What an exciting moment it is when we stumble upon something near and dear to our hearts that has long been forgotten – an old photograph from your teenage years or a diary entry you wrote when you were little. Though part of the delight of these moments is the element of surprise, planning for these time-capsule events can be just as meaningful.
Writing a letter to your future self is a great DIY project for an afternoon activity with the kids. You can even make it a yearly event by using holiday cards or birthday cards, so you can fondly look back on your children’s growth. Here are some ideas on what to include in a future-self letter:
Trinkets of time
It’s amazing how dramatically things change with time, and writing a future-self letter is a great way to keep track of these fun details. For example, do you remember when gas was cheaper than a dollar per gallon? Today, the U.S. average for regular gas per gallon is just over $2.71, according to InflationData.com. Consider recording today’s gas price in your future-self letter to make it easier to see how things have changed. You may even want to record other prices, such as the cost for a meal at your local fast-food restaurant or the price of your favorite candy bar.
Your five-year-old self is probably much different than your current self. Have your kids write down some of their likes and dislikes, so they can look back and see how they’ve changed. Ask your kids what their favorite colors are and what they like to eat. Who are their best friends? What do they like to do for fun?
A message to the future
Time capsules provide a unique opportunity to communicate with your future self. Instead of just recording the past, use the letter to write a message, too. What do you want yourself to know in five years? Do you want your future-self to remember the value of friendship? Maybe you want to remind yourself about something, such as an item you’ve left in the attic.
You can also write a thoughtful message to your kids. Maybe they’re too young to read now, but in a few years, they’ll be able to see the value in a handwritten note. Plus, it will give them something to keep for years to come and even pass on to their own kids.

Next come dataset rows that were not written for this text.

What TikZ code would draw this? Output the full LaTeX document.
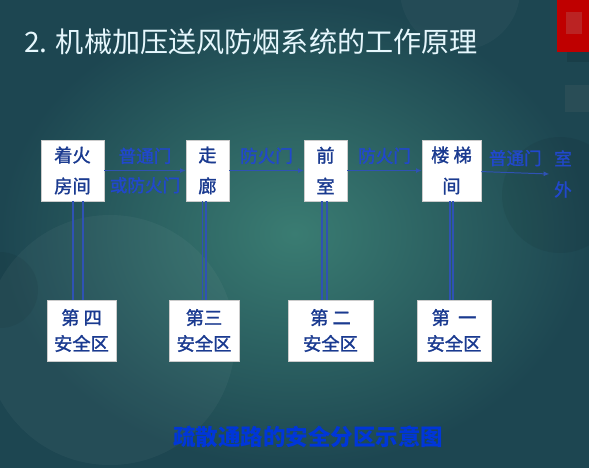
\documentclass[tikz,border=0pt]{standalone}
\usepackage{fontspec}
\newfontfamily\cjk{Noto Sans CJK SC}
\newfontfamily\cjkm[FakeBold=1.5]{Noto Sans CJK SC}
\usetikzlibrary{arrows.meta}

\definecolor{bgdark}{HTML}{1D4651}
\definecolor{bglight}{HTML}{3A7C72}
\definecolor{boxtext}{HTML}{1A3A90}
\definecolor{doortext}{HTML}{2148CC}
\definecolor{flowline}{HTML}{2F52B4}

\tikzset{
    room/.style={draw=gray!40, fill=white, text=boxtext, align=center,
        minimum height=1.525cm, inner sep=0pt,
        font=\cjkm\fontsize{13}{22}\selectfont},
    zone/.style={room, font=\cjkm\fontsize{13}{18.5}\selectfont},
    door/.style={text=doortext, font=\cjkm\fontsize{12.5}{15}\selectfont},
    flow/.style={draw=flowline, line width=0.7pt, -{Latex[length=4pt,width=3.5pt]}},
    tie/.style={draw=flowline, line width=0.8pt}
}

\begin{document}
\begin{tikzpicture}[x=0.025cm,y=-0.025cm]
            \useasboundingbox (0,0) rectangle (589,467);
            \shade[inner color=bglight, outer color=bgdark] (0,0) rectangle (589,467);
            \fill[white, opacity=0.04] (110,340) circle (125);
            \fill[black, opacity=0.05] (0,290) circle (38);
            \fill[black, opacity=0.06] (560,195) circle (58);
            \fill[white, opacity=0.03] (460,-10) circle (60);
            % corner marks
            \fill[red!75!black] (557,0) rectangle (589,52);
            \fill[red!45!gray, opacity=0.5] (566,12) rectangle (582,34);
            \fill[bgdark!80!black, opacity=0.5] (567,52) rectangle (589,62);
            \fill[gray, opacity=0.12] (565,85) rectangle (589,112);

            \node[text=white!90!cyan, font=\cjk\fontsize{20}{22}\selectfont] (title) at (251,42) {2. 机械加压送风防烟系统的工作原理};

            % rooms
            \node[room, minimum width=1.575cm] (fire) at (72.5,170.5) {着火\\房间};
            \node[room, minimum width=1.075cm] (corr) at (207.5,170.5) {走\\廊};
            \node[room, minimum width=1.075cm] (ante) at (325.5,170.5) {前\\室};
            \node[room, minimum width=1.475cm] (stair) at (451.5,170.5) {楼 梯\\间};
            \node[door, align=center, font=\cjkm\fontsize{12.5}{22}\selectfont] (out) at (563,174) {室\\外};

            \draw[flow] (fire) -- (corr)
                node[door, midway, above=1pt] {普通门}
                node[door, midway, below=1pt] {或防火门};
            \draw[flow] (corr) -- (ante) node[door, midway, above=1pt] {防火门};
            \draw[flow] (ante) -- (stair) node[door, midway, above=1pt] {防火门};
            \draw[flow] (stair) -- (out.west) node[door, midway, above=1pt] {普通门};

            % safety zones
            \node[zone, minimum width=1.725cm] (z4) at (81.5,330.5) {第 四\\安全区};
            \node[zone, minimum width=1.75cm] (z3) at (204,330.5) {第三\\安全区};
            \node[zone, minimum width=2.125cm] (z2) at (330.5,330.5) {第 二\\安全区};
            \node[zone, minimum width=1.85cm] (z1) at (454,330.5) {第\ \ 一\\安全区};

            \foreach \r/\z/\a/\b in {fire/z4/0.5/10.5, corr/z3/-5/-1.5, ante/z2/-3.5/1.5, stair/z1/-1.5/1.5} {
                \draw[tie] ([xshift=\a*0.025cm]\r.south) -- ([xshift=\a*0.025cm]\r.south |- \z.north);
                \draw[tie] ([xshift=\b*0.025cm]\r.south) -- ([xshift=\b*0.025cm]\r.south |- \z.north);
            }

            \node[text=blue!75!cyan!85!black, font=\cjk\bfseries\fontsize{16}{18}\selectfont] (caption) at (308,437) {疏散通路的安全分区示意图};

        \end{tikzpicture}
\end{document}
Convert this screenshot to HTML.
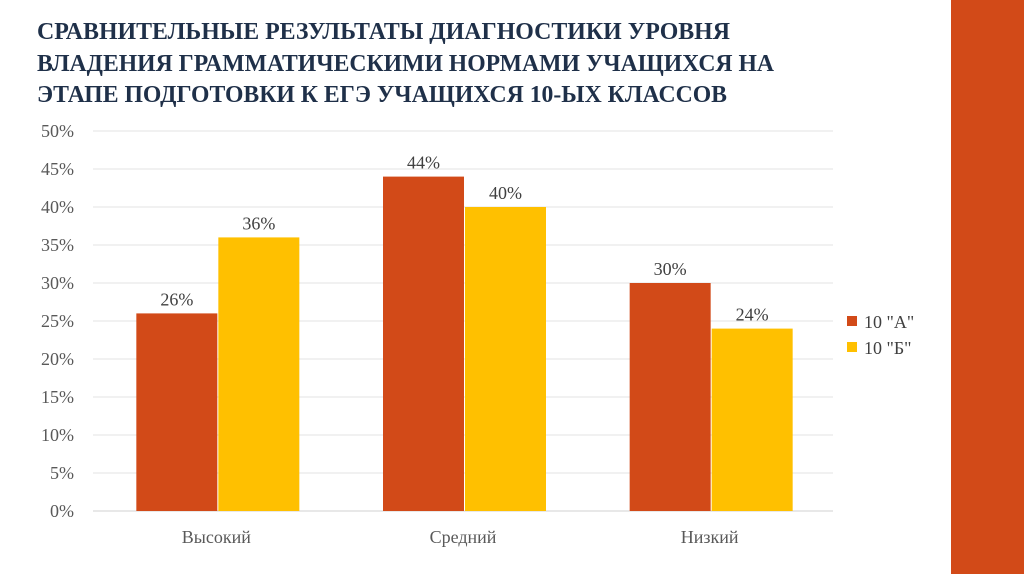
<!DOCTYPE html>
<html><head><meta charset="utf-8"><style>
html,body{margin:0;padding:0;background:#fff;}
svg{display:block;font-family:"Liberation Serif",serif;}
</style></head><body>
<svg id="c" width="1024" height="574" viewBox="0 0 1024 574">
<rect x="951" y="0" width="73" height="574" fill="#d24a18"/>
<g fill="#1f3049" font-weight="bold" font-size="24">
<text x="37" y="39" textLength="693" lengthAdjust="spacingAndGlyphs">СРАВНИТЕЛЬНЫЕ РЕЗУЛЬТАТЫ ДИАГНОСТИКИ УРОВНЯ</text>
<text x="37" y="71" textLength="737" lengthAdjust="spacingAndGlyphs">ВЛАДЕНИЯ ГРАММАТИЧЕСКИМИ НОРМАМИ УЧАЩИХСЯ НА</text>
<text x="37" y="102" textLength="690" lengthAdjust="spacingAndGlyphs">ЭТАПЕ ПОДГОТОВКИ К ЕГЭ УЧАЩИХСЯ 10-ЫХ КЛАССОВ</text>
</g>
<g id="grid"></g><g id="bars"></g><g id="labels"></g>
<g font-size="18" fill="#404040">
<rect x="847" y="316" width="10" height="10" fill="#d24a18"/>
<text x="864" y="328">10 "А"</text>
<rect x="847" y="342" width="10" height="10" fill="#ffc000"/>
<text x="864" y="354">10 "Б"</text>
</g>
</svg>
<script>
const categories=["Высокий","Средний","Низкий"];
const seriesA=[26,44,30];
const seriesB=[36,40,24];
const ticks=[0,5,10,15,20,25,30,35,40,45,50];
const NS="http://www.w3.org/2000/svg";
const x0=93,x1=833,yb=511,yt=131;
const y=v=>yb-(v/50)*(yb-yt);
const bw=(x1-x0)/categories.length;
function mk(tag,attrs,parent,txt){const e=document.createElementNS(NS,tag);for(const k in attrs)e.setAttribute(k,attrs[k]);if(txt!=null)e.textContent=txt;document.getElementById(parent).appendChild(e);return e;}
ticks.forEach(t=>{
 const l=mk('line',{x1:x0,x2:x1,y1:y(t),y2:y(t),stroke:t===0?'#d0d0d0':'#e3e3e3','stroke-width':1},'grid');
 
 
 const tx=mk('text',{x:74,y:y(t)+6,'text-anchor':'end','font-size':18,fill:'#595959'},'grid',t+'%');
 
 
});
categories.forEach((c,i)=>{
 const cx=x0+bw*(i+0.5);
 [[seriesA[i],'#d24a18',-80],[seriesB[i],'#ffc000',2]].forEach(([v,col,off],j)=>{
  const r=mk('rect',{x:cx+off,y:y(v),width:81,height:yb-y(v),fill:col},'bars');
  
  
  const t=mk('text',{x:cx+off+40.5,y:y(v)-8,'text-anchor':'middle','font-size':18,fill:'#404040'},'labels',v+'%');
  
  
 });
 const ct=mk('text',{x:cx,y:543,'text-anchor':'middle','font-size':18,fill:'#595959'},'labels',c);
 
 
});
</script>
</body></html>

Once you’ve completed the letter, seal it shut in an envelope to eliminate the temptation of opening the note before you’re supposed to. Write the designated opening time on the envelope with specific date. Avoid simply putting “open in one year,” or you may forget the date you actually wrote the letter. Then, store it some sort of time capsule. Use a plastic bin or sturdy shoebox to account for the wear and tear of time.
Turn your time capsules into a fun summer project by taking an afternoon to write future-self letters with the kids. Your family will have fun thinking of all the neat things to say.